What you will do: Print the material below exactly as it stands, please, from its first line to the line holding "import * as", with no pictures.
-- start Given information --
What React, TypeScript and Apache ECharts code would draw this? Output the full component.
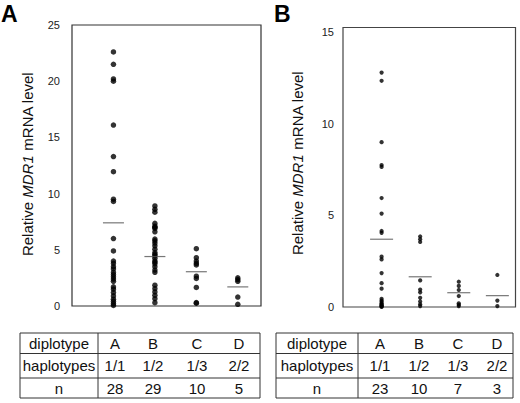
import React, { useEffect, useRef } from "react";
import * as echarts from "echarts";

// diplotype categories and table rows
const diplotypes = ["A", "B", "C", "D"];
const haplotypes = ["1/1", "1/2", "1/3", "2/2"];
const nA = [28, 29, 10, 5];
const nB = [23, 10, 7, 3];

// panel A: relative MDR1 mRNA level per diplotype
const aDipA = [22.6, 21.5, 20.2, 20.0, 16.1, 13.3, 11.95, 9.5, 9.3, 6.0, 4.9, 4.0, 3.8, 3.5, 3.3, 3.0, 2.8, 2.6, 2.4, 2.2, 1.7, 1.5, 1.2, 0.9, 0.6, 0.4, 0.2, 0.05];
const aDipB = [8.9, 8.6, 8.35, 7.35, 7.1, 7.0, 6.9, 6.6, 5.95, 5.8, 5.6, 5.35, 5.05, 4.75, 4.6, 4.45, 4.25, 4.0, 3.9, 3.75, 3.5, 3.2, 3.0, 1.85, 1.55, 1.25, 0.95, 0.65, 0.3];
const aDipC = [5.1, 4.3, 4.0, 3.8, 3.65, 2.65, 2.45, 1.65, 0.3, 0.25];
const aDipD = [2.5, 2.35, 2.2, 0.8, 0.15];
const meansA = [7.4, 4.4, 3.05, 1.7];

// panel B
const bDipA = [12.8, 12.35, 9.0, 7.75, 7.65, 5.95, 5.1, 4.15, 4.05, 2.75, 2.6, 1.85, 1.3, 1.0, 0.45, 0.35, 0.28, 0.2, 0.14, 0.1, 0.06, 0.03, 0.0];
const bDipB = [3.85, 3.7, 3.55, 1.45, 0.95, 0.8, 0.5, 0.3, 0.15, 0.05];
const bDipC = [1.38, 1.15, 0.93, 0.6, 0.2, 0.12, 0.05];
const bDipD = [1.75, 0.35, 0.05];
const meansB = [3.7, 1.65, 0.78, 0.62];

const FONT = "Liberation Sans, Arial, sans-serif";

const toPoints = (cols: number[][]) =>
  cols.flatMap((col, i) => col.map((v) => [i + 1, v]));

const axisTitle = (x: number, y: number) => ({
  type: "text",
  x,
  y,
  rotation: Math.PI / 2,
  style: {
    text: "{n|Relative }{i|MDR1}{n| mRNA level}",
    align: "center",
    verticalAlign: "middle",
    fill: "#111",
    rich: {
      n: { fontSize: 15, fontFamily: FONT, fill: "#111" },
      i: { fontSize: 15, fontFamily: FONT, fontStyle: "italic", fill: "#111" },
    },
  },
});

// simple 3-row table drawn with graphic elements
const table = (
  left: number,
  right: number,
  divider: number,
  colX: number[],
  counts: number[]
) => {
  const rows = [333, 353.5, 378, 398];
  const els: any[] = [
    {
      type: "rect",
      shape: { x: left, y: rows[0], width: right - left, height: rows[3] - rows[0] },
      style: { fill: "none", stroke: "#333", lineWidth: 1 },
    },
    {
      type: "line",
      shape: { x1: left, y1: rows[1], x2: right, y2: rows[1] },
      style: { stroke: "#333", lineWidth: 1 },
    },
    {
      type: "line",
      shape: { x1: left, y1: rows[2], x2: right, y2: rows[2] },
      style: { stroke: "#333", lineWidth: 1 },
    },
    {
      type: "line",
      shape: { x1: divider, y1: rows[0], x2: divider, y2: rows[3] },
      style: { stroke: "#333", lineWidth: 1 },
    },
  ];
  const labelX = (left + divider) / 2;
  const heads = ["diplotype", "haplotypes", "n"];
  const cells = [diplotypes, haplotypes, counts.map(String)];
  heads.forEach((h, r) => {
    const cy = (rows[r] + rows[r + 1]) / 2;
    els.push({
      type: "text",
      x: labelX,
      y: cy,
      style: { text: h, fontSize: 15, fontFamily: FONT, fill: "#111", align: "center", verticalAlign: "middle" },
    });
    cells[r].forEach((t, c) => {
      els.push({
        type: "text",
        x: colX[c],
        y: cy,
        style: { text: t, fontSize: 15, fontFamily: FONT, fill: "#111", align: "center", verticalAlign: "middle" },
      });
    });
  });
  return els;
};

const App = () => {
  const chartRef = useRef<HTMLDivElement>(null);

  useEffect(() => {
    const chart = echarts.init(chartRef.current, null, { renderer: "svg" });

    const yLabel = (margin: number) => ({
      fontSize: 11,
      fontFamily: FONT,
      color: "#222",
      margin,
      formatter: (v: number) => (v % 5 === 0 ? String(v) : ""),
    });

    const option = {
      animation: false,
      backgroundColor: "#fff",
      grid: [
        { left: 72, top: 25, width: 189, height: 281, show: true, borderColor: "#333", borderWidth: 1.2 },
        { left: 343, top: 27.5, width: 172.5, height: 279.5, show: true, borderColor: "#444", borderWidth: 1.2 },
      ],
      xAxis: [
        { type: "value", gridIndex: 0, min: 0, max: 4.56, show: false },
        { type: "value", gridIndex: 1, min: 0, max: 4.47, show: false },
      ],
      yAxis: [
        {
          type: "value",
          gridIndex: 0,
          min: 0,
          max: 25,
          interval: 5,
          splitLine: { show: false },
          axisLine: { show: false },
          axisTick: { show: false },
          axisLabel: yLabel(12),
        },
        {
          type: "value",
          gridIndex: 1,
          min: 0,
          max: 15.26,
          interval: 5,
          splitLine: { show: false },
          axisLine: { show: false },
          axisTick: { show: false },
          axisLabel: yLabel(9),
        },
      ],
      series: [
        {
          type: "scatter",
          xAxisIndex: 0,
          yAxisIndex: 0,
          symbolSize: 5.5,
          itemStyle: { color: "#000" },
          data: toPoints([aDipA, aDipB, aDipC, aDipD]),
        },
        {
          type: "scatter",
          xAxisIndex: 0,
          yAxisIndex: 0,
          symbol: "rect",
          symbolSize: [21, 1.2],
          itemStyle: { color: "#555" },
          data: meansA.map((v, i) => [i + 1, v]),
        },
        {
          type: "scatter",
          xAxisIndex: 1,
          yAxisIndex: 1,
          symbolSize: 4.2,
          itemStyle: { color: "#000" },
          data: toPoints([bDipA, bDipB, bDipC, bDipD]),
        },
        {
          type: "scatter",
          xAxisIndex: 1,
          yAxisIndex: 1,
          symbol: "rect",
          symbolSize: [23, 1.2],
          itemStyle: { color: "#555" },
          data: meansB.map((v, i) => [i + 1, v]),
        },
      ],
      graphic: [
        {
          type: "text",
          x: 1,
          y: 14,
          style: { text: "A", fontSize: 23, fontWeight: "bold", fontFamily: FONT, fill: "#000", verticalAlign: "middle" },
        },
        {
          type: "text",
          x: 274,
          y: 14,
          style: { text: "B", fontSize: 23, fontWeight: "bold", fontFamily: FONT, fill: "#000", verticalAlign: "middle" },
        },
        axisTitle(27, 164),
        axisTitle(297, 163),
        ...table(20, 260, 98, [115, 153, 197, 239], nA),
        ...table(276, 513, 358, [380, 419, 458, 497], nB),
      ],
    };

    chart.setOption(option);

    return () => {
      chart.dispose();
    };
  }, []);

  return (
    <div
      ref={chartRef}
      style={{ position: "fixed", left: 0, top: 0, width: "520px", height: "403px" }}
    ></div>
  );
};

export default App;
-- end Given information --
Output of the exercise:
What React, TypeScript and Apache ECharts code would draw this? Output the full component.
import React, { useEffect, useRef } from "react";
import * as echarts from "echarts";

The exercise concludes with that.